An old jeep painted with the classic anarchist circle-A symbol was parked outside the building. Although it has dozens of intellectual schools and mutant offshoots, anarchism essentially holds that the ills of societies can be blamed on people who have power imposing their will on people who don't have power. If economists look at the world as a system of capitalist market forces, anarchists see the world as a system of power forces that oppress workers, minorities, poor people and others. Power should be held by a collective, they say, not by an individual or a government.
But to be the owner of a large property like Woodbine, where people live and work, is to have power. And that put anarchist Stavropoulos in an awkward position.
Activists repeatedly assert that Woodbine is a project separate from the Transform Columbus Day Alliance, which is separate from R-68. But the three efforts involve several of the same principal players and pull from the same stable of supporters. Morris, for example, is a leader in Woodbine and TCD, but not R-68. The Cohens are main organizers for R-68 and TCD, but not Woodbine. Spagnuolo has been a top dog in all three — and as the most vocal member of a group that's gotten attention through sheer vocalness, he's become the de facto representative of all potential DNC protesters.
R-68 has met with representatives of the DPD, the Mayor's Office and the FBI. This past June, it found a surprise supporter in then-District 7 City Councilwoman Kathleen Mackenzie. She worked with the group to draft a proposed proclamation that called for the city to respect the rights of protesters during the DNC by issuing parade permits promptly, minimizing police use of pepper spray and horses, allowing protests near the convention center, and restricting the use of four-sided barricades to pen in demonstrators.
These points were not arbitrary. R-68's aggressive public efforts are based on concerns raised by treatment of protesters at the 2004 Republican and Democratic national conventions. In New York, where the RNC was held, police rounded up thousands of protesters in the week before the convention and housed them in a bus terminal for days with little food and water. The NYPD also spied broadly on protest groups, even embedding undercover officers. At the DNC in Boston, protesters were relegated to what officials dubbed "free-speech zones" — protest pens.

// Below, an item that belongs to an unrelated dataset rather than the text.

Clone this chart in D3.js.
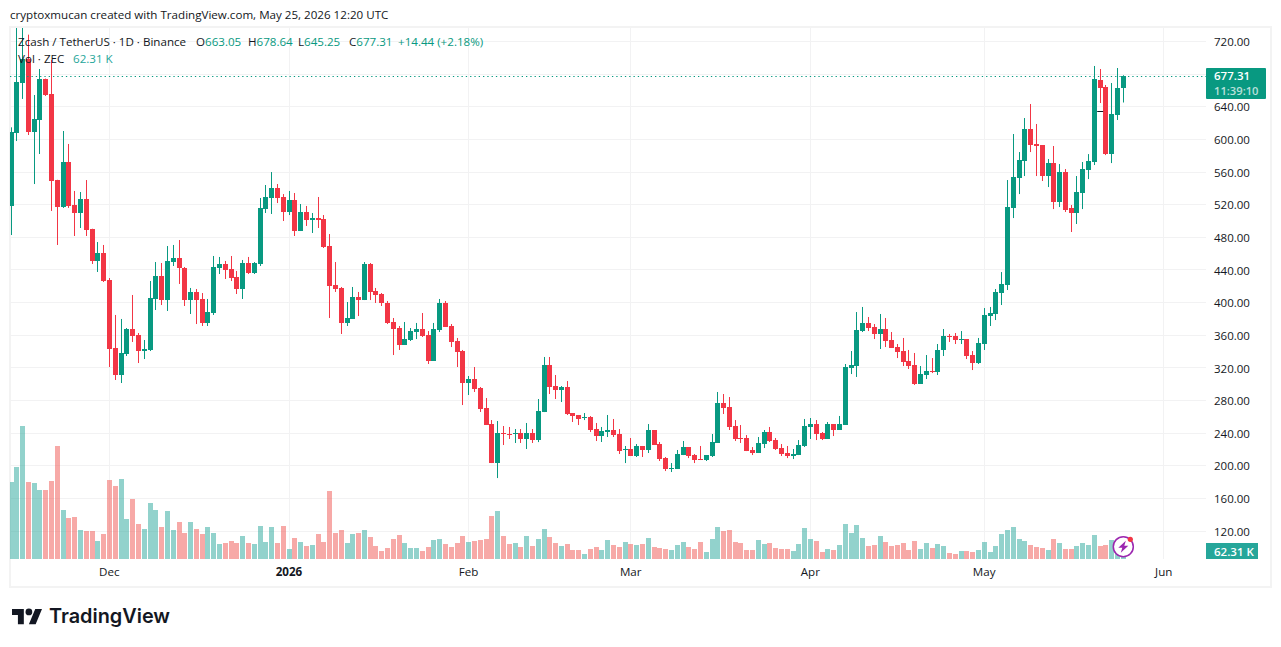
<!DOCTYPE html>
<html><head><meta charset="utf-8">
<script src="https://cdn.jsdelivr.net/npm/d3@7/dist/d3.min.js"></script>
<style>
html,body{margin:0;padding:0;background:#fff;overflow:hidden}
svg{display:block}
text{font-family:"Open Sans",sans-serif;fill:#131722}
</style></head><body>
<svg id="c" width="1281" height="647"></svg>
<script>
const firstDay = "2025-11-14";
const opens = [518.8,608.3,669.6,699,609,623.8,674,655.7,550.2,517.2,
572.3,519.6,509.8,527,490.2,451,460.8,427.7,344.3,311.2,
337,367.6,360.2,340.6,341.9,404.4,432.6,403.1,449.7,454.6,
442.4,403.1,413,404.4,375,387.2,442.4,447.3,441.1,431.3,
416.6,448.5,436.2,447.3,514.7,528.2,540.4,529.4,511,525.7,
487.7,511,501.2,503.7,502.4,469.3,421.5,417.9,375,379.9,
406.8,403.1,447.3,414.2,410.5,399.5,376.2,368.8,348,354.1,
363.9,367.6,360.2,328.4,366.4,399.5,371.3,352.9,340.6,301.4,
306.3,295.3,270.8,251.1,203.3,240.1,239.5,239,240.1,232.8,
240.1,231.5,265.8,323.5,297.7,292.8,296.5,264.6,262.2,258.5,
259.7,245,236.4,241.3,243.8,238.9,219.3,220.5,211.9,224.2,
219.3,243.8,226.6,209.4,196,196,213.1,222.9,213.1,208.2,
207,211.9,227.9,276.9,272,248.7,234,234,219.3,215.6,
226.6,241.3,231.5,221.7,215.6,211.9,213.1,224.2,247.5,251.1,
240.1,232.8,251.1,243.8,250,319.8,322.2,365.1,375,370,
361.5,367.6,354.1,345.5,340.6,328.4,323.5,300.2,311.2,316.1,
314.9,341.9,359,359,354.1,355.3,335.7,325.9,349.2,383.5,
386,411.7,421.5,515.9,552.7,573.5,612.7,594.3,593.1,555.1,
571,523.2,560,515.9,509.8,534.3,562.5,572.3,672.8,664.2,
582,629.9,663.05];
const closes = [608.7,670.4,699,609,625,674,654.4,549,517.2,572.3,
518.4,509.8,527,489,451,460.8,426.4,343.1,311.2,338.2,
367.6,359,340.6,343.1,405.6,432.6,403.1,451,454.6,442.4,
403.1,413,403.1,375,388.4,443.6,447.3,439.9,430.1,416.6,
448.5,436.2,448.5,515.9,529.4,540.4,528.2,511,525.7,487.7,
511,501.2,503.7,501.2,468.1,420.3,416.6,375,381.1,406.8,
403.1,447.3,413,409.3,399.5,375,367.6,348,355.3,365.1,
367.6,359,328.4,367.6,399.5,370.1,351.7,339.4,301.4,306.3,
294,269.5,249.9,203.3,240.1,238.9,238.9,240,232.8,240.1,
231.5,267,323.5,296.5,292.8,296.5,263.4,260.9,257.3,259.7,
243.8,236.4,242.6,243.8,237.6,218,220.5,211.9,224.2,219.3,
243.8,225.4,208.2,196,197.2,214.4,222.9,211.9,207,207,
213.1,229.1,276.9,270.8,247.5,232.8,232.8,218,215.6,227.9,
241.3,230.3,220.5,214.4,211.9,214.4,225.4,248.7,251.1,238.9,
232.8,251.1,243.8,251.1,321,323.5,366.4,375,368.8,361.5,
367.6,352.9,344.3,339.4,327.1,322.2,300.2,312.4,316.1,314.9,
341.9,359,357.8,354.1,355.3,334.5,325.9,350.4,384.8,387.2,
412.9,422.7,517.1,553.9,574.7,612.7,593.1,591.9,555.1,571,
523.2,560,513.4,509.8,535.5,563.7,573.5,674,663,582,
631.1,663,677.31];
const highs = [614.8,780,760,728.4,654.4,686.3,674.5,697.3,550.5,610.3,
594.4,536.8,535.5,550.2,490.5,474.2,470.6,430.1,384.8,379.9,
368.8,409.3,362.7,354.1,426.4,449.7,448.5,469.3,470.6,476.7,
443.6,417.9,416.6,411.7,404.4,457.1,455.9,451,457.1,438.7,
452.2,455.9,449.7,528.2,544.1,560,545.3,533,536.8,534.3,
520.8,518.4,509.8,529.4,507.3,484,449.7,419.1,400.7,419.1,
413,449.7,448.5,417.9,411.7,401.9,381.1,371.3,376.2,368.8,
375,387.2,365.1,375,404.4,401.9,373.7,356.6,341.9,310,
321,296.5,283,256,254.8,248.7,247.5,245,245,252.4,
245,281.8,333.3,333.3,311.2,297.7,303.8,264.6,262.2,264.6,
260.9,252.4,247.5,262.2,257.3,245,224.2,234,226.6,224.2,
251.1,243.8,229.1,210.7,203.3,219.3,230.3,222.9,214.4,224.2,
213.1,238.9,290.4,287.9,284.2,256,249.9,237.6,222.9,235.2,
243.8,247.5,234,226.6,224.2,220.5,231.5,257.3,258.5,256,
241.3,253.6,251.1,261,324.7,340.6,388.4,394.6,382.3,373.7,
386,381.1,363.9,349.2,356.6,341.9,338.2,322.2,335.7,332,
349.2,367.6,361.5,362.7,365.1,355.3,340.6,356.6,393.3,394.6,
416.6,437.4,550.2,606.6,584.5,626.2,643.4,618.9,593.1,576,
591.9,569.8,563.7,519.6,555.1,572.3,582,690,686.3,666.7,
669.1,687.5,678.64];
const lows = [482.8,598,649.6,605.4,545.3,582.1,653.2,512.3,470.6,516,
516,481.6,491.4,481.6,447.3,437.5,425.2,321,305.1,301.4,
334.5,351.7,325.9,330.8,340.6,390.9,397,389.7,444.8,422.8,
395.8,386,373.7,371.3,371.3,384.8,435,428.9,426.4,410.5,
404.4,435,435,444.8,509.8,508.6,522,500,507.3,481.6,
487.7,493.9,485.3,491.4,466.9,381.1,413,361.5,371.3,379.9,
383.5,403.1,403.1,399.5,395.8,373.7,335.7,341.9,348,352.9,
355.3,357.8,324.7,328.4,363.9,370.1,345.5,321,274.4,286.7,
290.4,265.9,249.9,203.3,184.9,225.4,232.8,227.9,227.9,220.5,
227.9,229,265.8,287.9,281.8,278.1,262.2,253.6,249.9,256,
241.3,230.3,229.1,235.2,235.2,214.4,203.3,211.9,210.7,210.7,
215.6,225.4,205.8,193.5,192.3,196,213.1,209.4,203.3,207,
205.8,210.7,227.9,263.4,243.8,230.3,227.9,218,213.1,215.6,
221.7,229.1,219.3,211.9,209.4,208.2,213.1,223,232.8,231.5,
231.5,232.8,236.4,243.8,250,312.4,308.8,363.9,365.1,355.3,
343.1,345.5,344.3,332,322.2,318.6,299,300.2,306.3,313.6,
311.2,334.5,351.7,349.2,349.2,330.8,317.3,324.7,341.9,371.3,
378.6,397,415.4,503.6,533,555.1,584.5,555.1,549,541.6,
514.6,517.1,511,486.5,496.3,514.6,551.4,568.6,644.6,580.8,
571,623.8,645.25];
const volumes = [770,920,1330,770,760,690,690,780,1130,490,
410,420,290,280,280,180,250,790,730,800,
400,600,350,300,560,490,320,480,290,370,
260,370,300,250,320,260,150,160,180,160,
230,160,150,330,170,320,160,330,100,210,
170,130,140,250,170,680,260,290,160,250,
260,290,220,130,80,110,200,240,160,110,
110,80,120,190,200,150,120,160,230,170,
180,190,200,430,480,230,150,160,120,230,
130,200,300,220,160,130,150,90,90,50,
100,120,90,190,140,120,170,150,140,150,
210,120,110,100,90,140,170,120,100,170,
70,200,320,280,290,170,160,90,90,190,
150,160,110,100,100,80,150,310,200,180,
70,100,90,140,350,260,340,210,130,140,
230,170,130,140,160,90,180,100,160,110,
150,130,60,50,80,80,70,90,170,70,
130,250,290,320,200,180,140,120,110,90,
200,160,100,100,130,160,140,240,130,140,
190,150,62.31];
const priceTickLabels = [720,640,600,560,520,480,440,400,360,320,280,240,200,160,120];
const gridPrices = [720,680,640,600,560,520,480,440,400,360,320,280,240,200,160,120];
const timeTickDates = ["2025-12-01","2026-01-01","2026-02-01","2026-03-01","2026-04-01","2026-05-01","2026-06-01"];
const timeTickLabels = ["Dec","2026","Feb","Mar","Apr","May","Jun"];
const lastPrice = 677.31, lastVolumeLabel = "62.31 K", countdown = "11:39:10";
const markPrice = 634.8;

const UP = "#089981", DOWN = "#F23645";
const svg = d3.select("#c");
const parse = d3.utcParse("%Y-%m-%d");
const start = parse(firstDay);
const dates = opens.map((_, i) => d3.utcDay.offset(start, i));
const x = d3.scaleUtc().domain([parse("2025-12-01"), parse("2026-06-01")]).range([109.5, 1163.9]);
const y = d3.scaleLinear().domain([720, 120]).range([41.5, 531]);
const yVol = d3.scaleLinear().domain([0, 1500]).range([559, 409]);
const plot = {l: 10, r: 1206, t: 28, b: 559};

svg.append("text").attr("x", 10).attr("y", 19).attr("font-size", 11.6).text("cryptoxmucan created with TradingView.com, May 25, 2026 12:20 UTC");

// frame
svg.append("rect").attr("x", 10).attr("y", 27).attr("width", 1261).attr("height", 560)
  .attr("fill", "none").attr("stroke", "#f3f3f3").attr("stroke-width", 2);

svg.append("defs").append("clipPath").attr("id", "pc").append("rect")
  .attr("x", plot.l).attr("y", plot.t).attr("width", plot.r - plot.l).attr("height", plot.b - plot.t);

// grid
const grid = svg.append("g").attr("stroke", "#f2f2f3").attr("stroke-width", 1);
grid.selectAll(".h").data(gridPrices).join("line").attr("x1", plot.l).attr("x2", plot.r)
  .attr("y1", d => Math.floor(y(d)) + .5).attr("y2", d => Math.floor(y(d)) + .5);
grid.selectAll(".v").data(timeTickDates).join("line")
  .attr("x1", d => Math.floor(x(parse(d))) + .5).attr("x2", d => Math.floor(x(parse(d))) + .5)
  .attr("y1", plot.t).attr("y2", plot.b);

const g = svg.append("g").attr("clip-path", "url(#pc)");
const idx = d3.range(opens.length);
const col = i => closes[i] >= opens[i] ? UP : DOWN;
const volCol = i => closes[i] >= opens[i] ? "rgba(38,166,154,.5)" : "rgba(239,83,80,.5)";

// volume
g.append("g").selectAll("rect").data(idx).join("rect")
  .attr("x", i => Math.floor(x(dates[i])) - 2).attr("width", 5)
  .attr("y", i => yVol(volumes[i])).attr("height", i => yVol(0) - yVol(volumes[i]))
  .attr("fill", volCol);

// candles
g.append("g").selectAll("rect").data(idx).join("rect")
  .attr("x", i => Math.floor(x(dates[i]))).attr("width", 1)
  .attr("y", i => y(highs[i])).attr("height", i => y(lows[i]) - y(highs[i]))
  .attr("fill", col);
g.append("g").selectAll("rect").data(idx).join("rect")
  .attr("x", i => Math.floor(x(dates[i])) - 2).attr("width", 5)
  .attr("y", i => Math.round(y(Math.max(opens[i], closes[i]))))
  .attr("height", i => Math.max(1, Math.round(y(Math.min(opens[i], closes[i]))) - Math.round(y(Math.max(opens[i], closes[i])))))
  .attr("fill", col);

// small black mark
const mk = dates[188];
svg.append("line").attr("x1", x(mk) - 3).attr("x2", x(mk) + 3).attr("y1", Math.floor(y(markPrice)) + .5).attr("y2", Math.floor(y(markPrice)) + .5)
  .attr("stroke", "#131722").attr("stroke-width", 1);

// last price line
svg.append("line").attr("x1", plot.l).attr("x2", plot.r).attr("y1", Math.floor(y(lastPrice)) + .5).attr("y2", Math.floor(y(lastPrice)) + .5)
  .attr("stroke", UP).attr("stroke-width", 1).attr("stroke-dasharray", "1.3 3");

// axes
const yAxis = d3.axisRight(y).tickValues(priceTickLabels).tickSize(0).tickPadding(8).tickFormat(d3.format(".2f"));
const ga = svg.append("g").attr("transform", "translate(1206,0.5)").call(yAxis);
ga.select(".domain").remove();
ga.selectAll("text").attr("font-size", 11.5).style("font-family", '"Open Sans",sans-serif').attr("fill", "#131722");

const xAxis = d3.axisBottom(x).tickValues(timeTickDates.map(parse)).tickSize(0).tickPadding(9)
  .tickFormat((d, i) => timeTickLabels[i]);
const gx = svg.append("g").attr("transform", `translate(-0.7,${plot.b})`).call(xAxis);
gx.select(".domain").remove();
gx.selectAll("text").attr("font-size", 11.6).style("font-family", '"Open Sans",sans-serif').attr("fill", "#131722")
  .attr("font-weight", (d, i) => timeTickLabels[i] === "2026" ? 700 : 400);

// header
const h1 = svg.append("text").attr("x", 18).attr("y", 46).attr("font-size", 11.6);
h1.append("tspan").text("Zcash / TetherUS · 1D · Binance");
const ohlc = [["O","663.05",196],["H","678.64",248],["L","645.25",298],["C","677.31",349]];
ohlc.forEach(([a, b, px]) => {
  const t = svg.append("text").attr("x", px).attr("y", 46).attr("font-size", 11.6);
  t.append("tspan").text(a);
  t.append("tspan").style("fill", UP).text(b);
});
svg.append("text").attr("x", 398).attr("y", 46).attr("font-size", 11.6).style("fill", UP).text("+14.44 (+2.18%)");
svg.append("text").attr("x", 18).attr("y", 63).attr("font-size", 11.6).text("Vol · ZEC");
svg.append("text").attr("x", 73).attr("y", 63).attr("font-size", 11.6).style("fill", "#26a69a").text(lastVolumeLabel);

// last price box
svg.append("rect").attr("x", 1206).attr("y", 68).attr("width", 60).attr("height", 31).attr("rx", 1).attr("fill", UP);
svg.append("text").attr("x", 1214).attr("y", 80).attr("font-size", 11.5).attr("font-weight", 600).style("fill", "#fff").text(lastPrice.toFixed(2));
svg.append("text").attr("x", 1214).attr("y", 95).attr("font-size", 11.2).attr("font-weight", 600).style("fill", "rgba(255,255,255,.72)").text(countdown);

// volume box
svg.append("rect").attr("x", 1206).attr("y", 543).attr("width", 52).attr("height", 16).attr("fill", "#26a69a");
svg.append("text").attr("x", 1214).attr("y", 555.5).attr("font-size", 11.5).attr("font-weight", 600).style("fill", "#fff").text(lastVolumeLabel);

// bolt icon
const icon = svg.append("g").attr("transform", "translate(1123.3,546.7)");
icon.append("circle").attr("r", 10).attr("fill", "#fff").attr("stroke", "#9c27b0").attr("stroke-width", 1.5);
icon.append("path").attr("d", "M2.5 -6 L-5 1 L-1 1 L-2.5 6 L5 -1 L1 -1 Z").attr("fill", "#9c27b0");
icon.append("circle").attr("cx", 7).attr("cy", -7.4).attr("r", 2.6).attr("fill", DOWN);

// logo
svg.append("g").attr("transform", "translate(12,605.6) scale(.845)").call(s => {
  s.append("path").attr("d", "M14 22H7V11H0V4h14v18zM28 22h-8l7.5-18h8L28 22z").attr("fill", "#131722");
  s.append("circle").attr("cx", 20).attr("cy", 7.5).attr("r", 4).attr("fill", "#131722");
});
svg.append("text").attr("x", 49).attr("y", 623.3).attr("font-size", 20).attr("font-weight", 600)
  .attr("textLength", 121).attr("lengthAdjust", "spacingAndGlyphs")
  .style("font-family", "Inter,sans-serif").text("TradingView");
</script></body></html>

Spagnuolo was there, and says the area was located beneath overhead rail tracks, closed off by a ten-foot-high fence topped with barbed wire, and surrounded by police.
Federal law-enforcement agencies were doing their own reconnaissance. Before the 2004 conventions, the FBI and the Joint Terrorism Task Force, working in conjunction with local law enforcement, had questioned political demonstrators across the country in an effort to forestall potential trouble. In Denver, they showed up at the door of the Derailer Bike Collective — a group of young activists who provide free bikes and bike services to children and the homeless — dressed in full SWAT gear. To Mark Silverstein of the American Civil Liberties Union of Colorado, the tactic seemed designed to intimidate activists and definitely violated Denver's spy-file agreement made the year before. That fall, he worked with ACLU offices in other states to file a joint request for information that revealed the feds had been keeping detailed files on this younger generation of activists.
R-68 organizers assume they're being watched by police at any given moment. So at the beginning of open-door planning meetings, Spagnuolo will often note that "it's probably pretty likely that someone in this room is an undercover cop." That's why R-68 made the preemptive move to push the city into an open discussion about protest policies during the DNC.
But other councilmembers thought Mackenzie's proclamation went too far, too fast. The city had no business bargaining with protest groups that vow to "party in the streets" while hamstringing police from using every appropriate means necessary to maintain order, they said. Corporate leaders hinted that if the proclamation passed, they might be reluctant to ante up the $40 million in donations that the city needs to host the convention. Council chairman Michael Hancock — who'd spoken at an anti-Columbus day event in 2001, back when he was a community organizer — yanked the proposal before it could be debated.